Beijing, Dec 2: Chinese economists on Wednesday proposed different economic growth targets for 1999, but they agreed that China needs to deepen economic reforms amid the Asian financial crisis."It's appropriate for China to target economic growth between 6.6 per cent and 7.2 per cent next year," said Dong Xianfeng, an economist at the Peking University.
China's gross domestic product grew a year-on-year 7.2 per cent in the first nine months of this year, off Beijing's target of 8.0 per cent this year and actual growth of 8.8 per cent in 1997.
Many economists have argued that in the face of the regional crisis, 7 per cent growth was not bad and that Beijing did not have to risk embarrassment by setting an overly ambitious target.
"Sheer growth is not the most important thing," Dong said in a telephone interview. "We should put more stress on the quality of economic growth."
The government should deepen ongoing economic and financial reforms to reduce industry overcapacity and ward off potentialrisks, he said.
Chinese officials have said China must maintain relatively high economic growth to absorb millions of surplus workers laid off by ailing state firms. But Dong disagreed.
"Economic growth generated by infrastructure investment could mainly help employ farmers rather than urban residents," he said. Surplus farm labour often gravitates to highway and rail construction.
He estimated that an increase in China's GDP by one percentage fuelled by infrastructure spending could help create 890,000 new jobs, instead of 1.25 million forecast by some officials.
Beijing has kicked off a massive infrastructure investment plan this year aimed at stimulating the faltering economy.
The China Economic Times quoted a senior government economist as saying that China should set an 8 per cent economic growth target for 1999, unchanged from this year's.
"For China, 8 per cent is not a high growth rate," the newspaper quoted Liu Fuyuan, director of the Economic Research Institute under the StateDevelopment Planning Commission, as saying.
"Setting a growth target of 8 per cent next year and striving to achieve it will help meet the need of stabilising the economy and carrying on policies adopted in 1998," he was quoted as saying.

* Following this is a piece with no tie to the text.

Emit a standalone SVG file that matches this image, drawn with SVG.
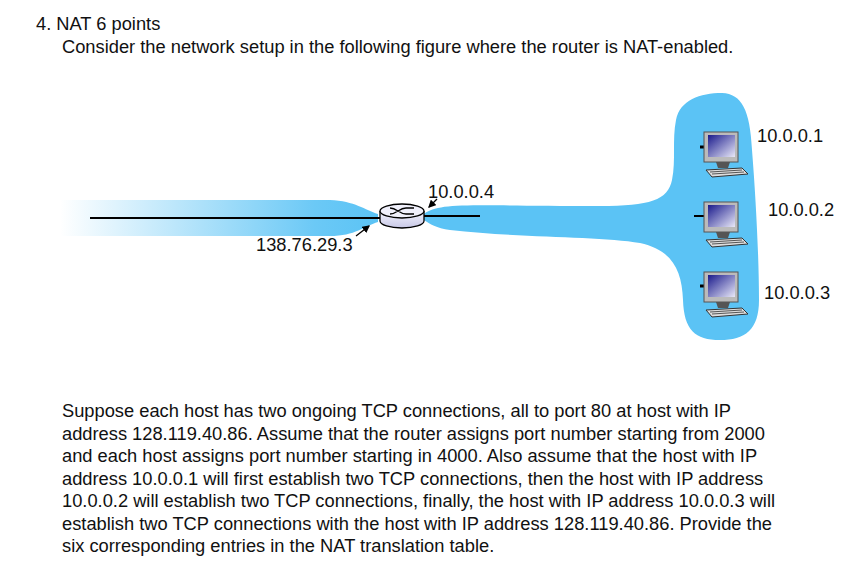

"If economic growth is lower than that rate, things will get harder," he said.
He warned that cutting the growth goal to 7 per cent would dampen people's confidence.
On Thursday, the Futures Daily quoted Chinese economists as calling on Beijing to scale down its economic growth goals next year amid the Asian financial crisis.
The newspaper quoted economists as saying that Beijing should set a slightly more modest target for next year of "guarantee seven, strive for eight".
Chinese officials have repeated a mantra of "guarantee eight" -- or eight per cent growth -- this year.